The procession from Smith Hall to Ss. Simon and Jude Cathedral was solemn, with many participants shedding tears.
The procession from Smith Hall to Ss. Simon and Jude Cathedral was solemn, with many participants shedding tears.

Hundreds of Catholics, many of them natives of Guatemala, gathered at Ss. Simon and Jude Cathedral Sept. 13 to venerate a beloved image.

The 8-foot crucifix is a replica of the original that is dear to the people of Guatemala as well as Central America and Mexico. El Santo Cristo Negro de Esquipulas — The Holy Black Christ of Esquipulas— has been a popular devotion in some Latin American countries for more than 400 years.

Dressed in native attire and bearing the crucifix with white-gloved hands, those assembled processed from Smith Hall to the cathedral for a Mass that befittingly celebrated the Exaltation of the Cross. Many of the faithful had tears in their eyes as they walked in silence, the strains of somber music and passing traffic the only audible sounds.

Fr. William Castañeda, who traveled from Guatemala for the occasion, celebrated the Mass along with Fr. John Lankeit, rector of Ss. Simon and Jude Cathedral, Fr.  Luis Gonzales, parochial vicar of Ss. Simon and Jude, and Fr. Ernesto Reynoso, JCL. The image of the Holy Black Christ, Fr. Castañeda said, is not a sign of humiliation, but rather of the victory of Christ.

“It’s a consolation in the midst of persecution, to the victims of violence and poverty, those who suffer in the spirit and in the body,” Fr. Castañeda said. “It is the image of the crucified Christ who was obedient unto death, who was victorious over death and sin.”

CRISTO NEGRO 3For those far from their homeland of Guatemala, a country that was torn apart by civil war for 36 years, the image is a powerful reminder of God’s great love.

“The crucified Christ shows the love of God for the world,” Fr. Castañeda said, “a love that is made of sacrifice, of giving one’s life for others, the love that makes us able to sacrifice ourselves, the love that gives us strength to carry the cross every day and follow Him as His disciples.”

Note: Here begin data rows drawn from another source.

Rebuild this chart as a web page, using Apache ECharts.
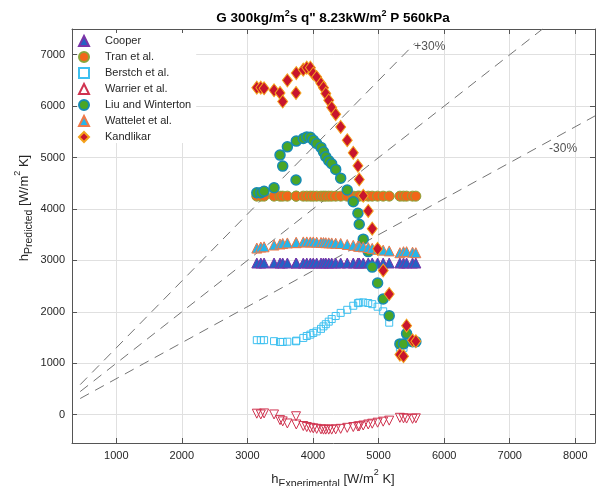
<!DOCTYPE html>
<html>
<head>
<meta charset="utf-8">
<script src="https://cdn.jsdelivr.net/npm/echarts@6/dist/echarts.min.js"></script>
<style>
  html, body { margin: 0; padding: 0; background: #fff; }
  #chart { width: 608px; height: 486px; }
</style>
</head>
<body>
<div id="chart"></div>
<script>
// Experimental heat transfer coefficients [W/m^2 K], shared by every correlation
const expX = [3143, 3204, 3254, 3406, 3497, 3538, 3609, 3741, 3745, 3852,
              3905, 3960, 4004, 4056, 4122, 4160, 4195, 4240, 4285, 4346,
              4422, 4522, 4614, 4685, 4705, 4766, 4842, 4903, 4985, 5070,
              5162, 5325, 5380, 5427, 5518, 5568];

// Predicted values per correlation [W/m^2 K]
const cooper = [2950, 2950, 2950, 2950, 2950, 2950, 2950, 2950, 2950, 2950,
                2950, 2950, 2950, 2950, 2950, 2950, 2950, 2950, 2950, 2950,
                2950, 2950, 2950, 2950, 2950, 2950, 2950, 2950, 2950, 2950,
                2950, 2950, 2950, 2950, 2950, 2950];
const tran = [4250, 4250, 4250, 4250, 4250, 4250, 4250, 4250, 4250, 4250,
              4250, 4250, 4250, 4250, 4250, 4250, 4250, 4250, 4250, 4250,
              4250, 4250, 4250, 4250, 4250, 4250, 4250, 4250, 4250, 4250,
              4250, 4250, 4250, 4250, 4250, 4250];
const berstch = [1450, 1450, 1450, 1430, 1415, 1415, 1420, 1428, 1440, 1493,
                 1530, 1557, 1590, 1620, 1670, 1718, 1760, 1810, 1860, 1920,
                 1980, 2040, 2119, 2170, 2180, 2184, 2172, 2150, 2100, 2010,
                 1790, 1300, 1300, 1500, 1400, 1400];
const warrier = [20, 5, 25, 5, -105, -130, -170, -30, -190, -220,
                 -240, -255, -265, -275, -285, -290, -290, -290, -290, -285,
                 -275, -255, -240, -230, -225, -210, -190, -175, -155, -135,
                 -115, -60, -70, -75, -80, -70];
const liuWinterton = [4317, 4317, 4344, 4413, 5048, 4834, 5209, 4563, 5320, 5371,
                      5402, 5395, 5338, 5274, 5197, 5111, 5015, 4940, 4880, 4770,
                      4600, 4369, 4142, 3917, 3704, 3413, 3172, 2870, 2560, 2249,
                      1926, 1377, 1377, 1577, 1420, 1420];
const wattelet = [3240, 3260, 3265, 3300, 3320, 3330, 3340, 3345, 3350, 3360,
                  3360, 3360, 3360, 3355, 3350, 3348, 3345, 3342, 3340, 3335,
                  3330, 3310, 3295, 3280, 3275, 3265, 3250, 3235, 3215, 3200,
                  3185, 3150, 3170, 3170, 3160, 3150];
const kandlikar = [6360, 6360, 6347, 6308, 6256, 6089, 6502, 6256, 6643, 6709,
                   6748, 6748, 6632, 6566, 6438, 6360, 6244, 6114, 5972, 5842,
                   5596, 5338, 5092, 4840, 4576, 4258, 3962, 3618, 3225, 2804,
                   2346, 1169, 1137, 1732, 1447, 1428];

// Parity lines: predicted = ratio * experimental
const refRatios = [1.3, 1.0, 0.7];
const refStart = [450, 450, 450];
const refEnd = [5560, 7500, 8300];
const refLabels = ['+30%', '-30%'];
const refLabelRatio = [1.3, 0.7];
const refLabelX = [5560, 7600];

const FONT = '"Liberation Sans", Arial, Helvetica, sans-serif';
const pairs = vals => expX.map((x, i) => [x, vals[i]]);

const correlations = [
  { name: 'Cooper', vals: cooper, symbol: 'triangle', size: 10, rotate: 0,
    fill: '#2462c4', edge: '#7a34a8', bw: 1 },
  { name: 'Tran et al.', vals: tran, symbol: 'circle', size: 10, rotate: 0,
    fill: '#f2661a', edge: '#8aa53a', bw: 1 },
  { name: 'Berstch et al.', vals: berstch, symbol: 'rect', size: 7, rotate: 0,
    fill: 'rgba(0,0,0,0)', edge: '#3ec0f0', bw: 1 },
  { name: 'Warrier et al.', vals: warrier, symbol: 'triangle', size: 9, rotate: 180,
    fill: 'rgba(0,0,0,0)', edge: '#d0334f', bw: 1 },
  { name: 'Liu and Winterton', vals: liuWinterton, symbol: 'circle', size: 10, rotate: 0,
    fill: '#4aa626', edge: '#168bb4', bw: 1.5 },
  { name: 'Wattelet et al.', vals: wattelet, symbol: 'triangle', size: 10, rotate: 0,
    fill: '#25b6ea', edge: '#f07848', bw: 1 },
  { name: 'Kandlikar', vals: kandlikar, symbol: 'diamond', size: [10, 13], rotate: 0,
    fill: '#c8142c', edge: '#f4a21c', bw: 1 }
];

const series = [];

refRatios.forEach((r, i) => {
  series.push({
    type: 'line',
    silent: true,
    symbol: 'none',
    z: 1,
    data: [[refStart[i], refStart[i] * r], [refEnd[i], refEnd[i] * r]],
    lineStyle: { color: '#747474', width: 1, type: [10, 7] }
  });
});

series.push({
  type: 'scatter',
  silent: true,
  symbolSize: 0,
  z: 3,
  data: refLabels.map((t, i) => ({
    name: t,
    value: [refLabelX[i], refLabelX[i] * refLabelRatio[i]],
    label: { offset: i === 0 ? [-1, 4] : [0, 8] }
  })),
  label: {
    show: true, position: 'right', distance: 0, formatter: '{b}',
    color: '#262626', fontSize: 12, fontFamily: FONT
  }
});

correlations.forEach(c => {
  series.push({
    name: c.name,
    type: 'scatter',
    z: 2,
    symbol: c.symbol,
    symbolSize: c.size,
    symbolRotate: c.rotate,
    data: pairs(c.vals),
    itemStyle: { color: c.fill, borderColor: c.edge, borderWidth: c.bw, opacity: 1 }
  });
});

const axisColor = '#555555';
const gridColor = '#e0e0e0';
const plainNumber = v => String(Math.round(v));

const baseX = {
  type: 'value', min: 325, max: 8300, splitNumber: 8,
  minInterval: 1000, maxInterval: 1000
};
const baseY = {
  type: 'value', min: -550, max: 7500, splitNumber: 8,
  minInterval: 1000, maxInterval: 1000
};

const option = {
  animation: false,
  backgroundColor: '#ffffff',
  grid: { left: 72, right: 13, top: 29, bottom: 43, containLabel: false },
  xAxis: [
    Object.assign({}, baseX, {
      position: 'bottom',
      axisLine: { show: true, onZero: false, lineStyle: { color: axisColor, width: 1 } },
      axisTick: { show: true, inside: true, length: 5, lineStyle: { color: axisColor } },
      axisLabel: { showMinLabel: false, showMaxLabel: false, color: '#262626',
                   fontSize: 11, fontFamily: FONT, margin: 7, formatter: plainNumber },
      splitLine: { show: true, lineStyle: { color: gridColor, width: 1 } }
    }),
    Object.assign({}, baseX, {
      position: 'top',
      axisLine: { show: true, onZero: false, lineStyle: { color: axisColor, width: 1 } },
      axisTick: { show: true, inside: true, length: 5, lineStyle: { color: axisColor } },
      axisLabel: { show: false },
      splitLine: { show: false }
    })
  ],
  yAxis: [
    Object.assign({}, baseY, {
      position: 'left',
      axisLine: { show: true, onZero: false, lineStyle: { color: axisColor, width: 1 } },
      axisTick: { show: true, inside: true, length: 5, lineStyle: { color: axisColor } },
      axisLabel: { showMinLabel: false, showMaxLabel: false, color: '#262626',
                   fontSize: 11, fontFamily: FONT, margin: 7, formatter: plainNumber },
      splitLine: { show: true, lineStyle: { color: gridColor, width: 1 } }
    }),
    Object.assign({}, baseY, {
      position: 'right',
      axisLine: { show: true, onZero: false, lineStyle: { color: axisColor, width: 1 } },
      axisTick: { show: true, inside: true, length: 5, lineStyle: { color: axisColor } },
      axisLabel: { show: false },
      splitLine: { show: false }
    })
  ],
  legend: {
    orient: 'vertical',
    left: 78, top: 33,
    padding: [2, 5, 0, 0],
    itemWidth: 10, itemHeight: 10, itemGap: 4,
    backgroundColor: '#ffffff',
    selectedMode: false,
    textStyle: { fontSize: 11, color: '#262626', fontFamily: FONT,
                 lineHeight: 10, padding: [0, 0, 0, 11] },
    data: correlations.map(c => c.name)
  },
  graphic: [
    {
      type: 'text', x: 333, y: 18, silent: true,
      style: {
        text: '{m|G 300kg/m}{s|2}{m|s q" 8.23kW/m}{s|2}{m| P 560kPa}',
        align: 'center', verticalAlign: 'middle',
        rich: {
          m: { fontSize: 13.5, fontWeight: 'bold', fontFamily: FONT, lineHeight: 18, fill: '#000' },
          s: { fontSize: 9, fontWeight: 'bold', fontFamily: FONT, lineHeight: 9,
               verticalAlign: 'top', fill: '#000' }
        }
      }
    },
    {
      type: 'text', x: 333, y: 479, silent: true,
      style: {
        text: '{m|h}{b|Experimental}{m| [W/m}{s|2}{m| K]}',
        align: 'center', verticalAlign: 'middle',
        rich: {
          m: { fontSize: 13, fontFamily: FONT, lineHeight: 22, fill: '#262626' },
          s: { fontSize: 9, fontFamily: FONT, lineHeight: 9, verticalAlign: 'top', fill: '#262626' },
          b: { fontSize: 10.5, fontFamily: FONT, lineHeight: 10, verticalAlign: 'bottom', fill: '#262626' }
        }
      }
    },
    {
      type: 'text', x: 24, y: 208, rotation: Math.PI / 2, silent: true,
      style: {
        text: '{m|h}{b|Predicted}{m| [W/m}{s|2}{m| K]}',
        align: 'center', verticalAlign: 'middle',
        rich: {
          m: { fontSize: 13, fontFamily: FONT, lineHeight: 22, fill: '#262626' },
          s: { fontSize: 9, fontFamily: FONT, lineHeight: 9, verticalAlign: 'top', fill: '#262626' },
          b: { fontSize: 10.5, fontFamily: FONT, lineHeight: 10, verticalAlign: 'bottom', fill: '#262626' }
        }
      }
    }
  ],
  series: series
};

const chart = echarts.init(document.getElementById('chart'), null, { renderer: 'canvas' });
chart.setOption(option);
</script>
</body>
</html>
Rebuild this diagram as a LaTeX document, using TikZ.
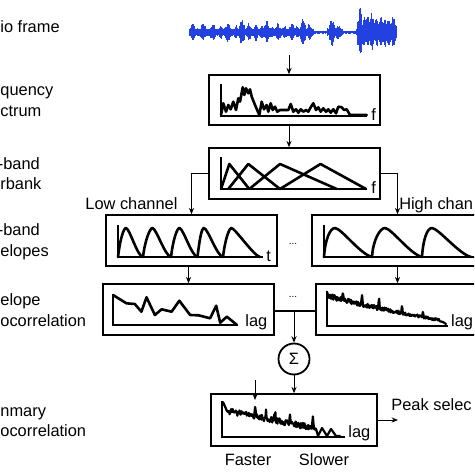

The visiting priest also cautioned against following those who might preach a Gospel of prosperity and escape from suffering.

“It is not that God wants us to suffer, but He transforms our suffering. Before the cross of Christ we discover how to love,” Fr. Castañeda said.

Kelly Vargas, dressed in her native Guatemalan attire, said she was deeply moved by the presence of the holy image. Her eyes filled with tears as she explained that she’d visited the original crucifix inside the Basilica of Esquipulas in Guatemala. She’s been in the United States for two months and misses home.

“It means a lot to me,” Vargas said. “I am a faithful believer in the Holy Black Christ. I trust in Him completely.”

Fr. John Lankeit, rector of Ss. Simon and Jude, said he once spent nine weeks in Guatemala learning Spanish.

“I think people who are far from home — especially those who can’t return home — this is a piece of home for them,” Fr. Lankeit said. “I could feel the energy that it evoked in them.”

Deacon Marvin Hernandez, who helped organize the event, said he left Guatemala in 1989 in the midst of the civil war and was granted political asylum in the United States. He said Bishop Thomas J. Olmsted encouraged him to come up with a way to build community between those from Central America and Mexico. The procession, Mass and reception in honor of the Holy Black Christ was one way to do that, Deacon Hernandez said. Another celebration is planned for January.

The original Holy Black Christ was carved from wood more than 400 years ago. Other replicas are housed in Los Angeles, New York and New Jersey and Moroleón, Mexico.